Autant de belles idées qui peuvent distraire un instant, mais qui ne changeront absolument rien à la situation. Ou qui vont peut-être l’empirer, parce que la seule chose qui fait plus peur aux gens dans un party de Noël qu’une personne atteinte de grippe ou de gastro, c’est une personne triste. Une personne qui n’a pas le cœur à la fête et qui a beau se forcer pour sourire, c’est à peu près aussi attirant qu’un feu sauvage.
Alors, vous pensez que je vais en rajouter en vous donnant de bons conseils pour traverser cette période tellement exigeante? Non... et oui.
Non, car qui suis-je pour connaître l’ampleur du vide laissé par l’absence de cette personne tant aimée? Qui vous préparait le café à sa façon ou qui vous demandait tout le temps comment allaient vos études (même si vous les aviez terminées depuis des années) ou qui vous offrait une boule de Noël bien choisie pour votre collection ou qui vous cuisinait vos biscuits préférés. Ou qui vous tapait un peu sur les nerfs avec ses manières ou en mangeant la bouche ouverte, mais que vous aimiez profondément malgré tout. Ou pire encore, qui partageait votre vie de tous les jours, que vous voyiez tous les matins et tous les soirs, et qui n’a laissé dans son sillage que l’âcre parfum du vide et le silence fantasmagorique des «je t’aime» qu’elle ne vous dira plus.
Oui, parce que je commence à savoir qu’il ne sert à rien de s’étourdir avec des partys et des sorties et des films drôles. Quand le cœur n’est pas à la fête, ça ne sert à rien de faire semblant. C’est tout à fait correct de pleurer sa vie quand on tombe sur une photo de soi en compagnie de l’être cher ou sur une boule de Noël achetée ensemble en vacances ou sur la recette de sucre à la crème qu’il préparait chaque année. L’apprentissage du deuil, c’est comme l’apprentissage du surf en haute mer: chaque vague arrive inévitablement, parfois plus grosse que la dernière, et certaines nous passent par-dessus la tête. On se ramasse parfois sous l’eau, ne sachant pas de quel côté est le ciel tellement on est secoué par la vague, mais on finit éventuellement par reprendre son souffle, en toussant et en crachant l’eau. Et cette réalité-là est plus vraie que n’importe quel artifice qu’on puisse vous proposer comme de la poudre aux yeux. Car la vague vous suivra, peu importe où vous allez.

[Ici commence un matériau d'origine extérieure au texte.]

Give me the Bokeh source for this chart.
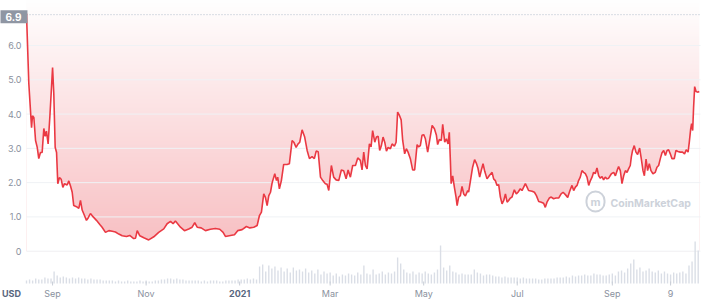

Je suis là pour vous dire que surfer n’est pas facile. C’est probablement la chose la plus difficile à faire en ce bas monde. Mais il est tout à fait permis de rebrasser toutes les cartes pour en faciliter l’apprentissage. Même si ça veut dire se coucher à 20 h le soir du réveillon. Ou aller à la messe de minuit même si on n’y est jamais allé. Ou boire cinq gin-tonics si c’est ce qu’il faut. Ou aller marcher dans la froide nuit hivernale. Ou recevoir 50 personnes. Ou ne recevoir personne. Seul vous savez ce que vous souhaitez vraiment. Il suffit de fermer les yeux et d’écouter votre cœur. Il saura vous dire.
À défaut de vous imposer un joyeux Noël, à vous qui apprenez à surfer, je vous en souhaite un aux vagues les plus calmes possibles. Je vous souhaite la paix dans votre cœur. Le plus souvent possible. Et la confiance de savoir que d’autres Noëls plus doux vous attendent. Un jour.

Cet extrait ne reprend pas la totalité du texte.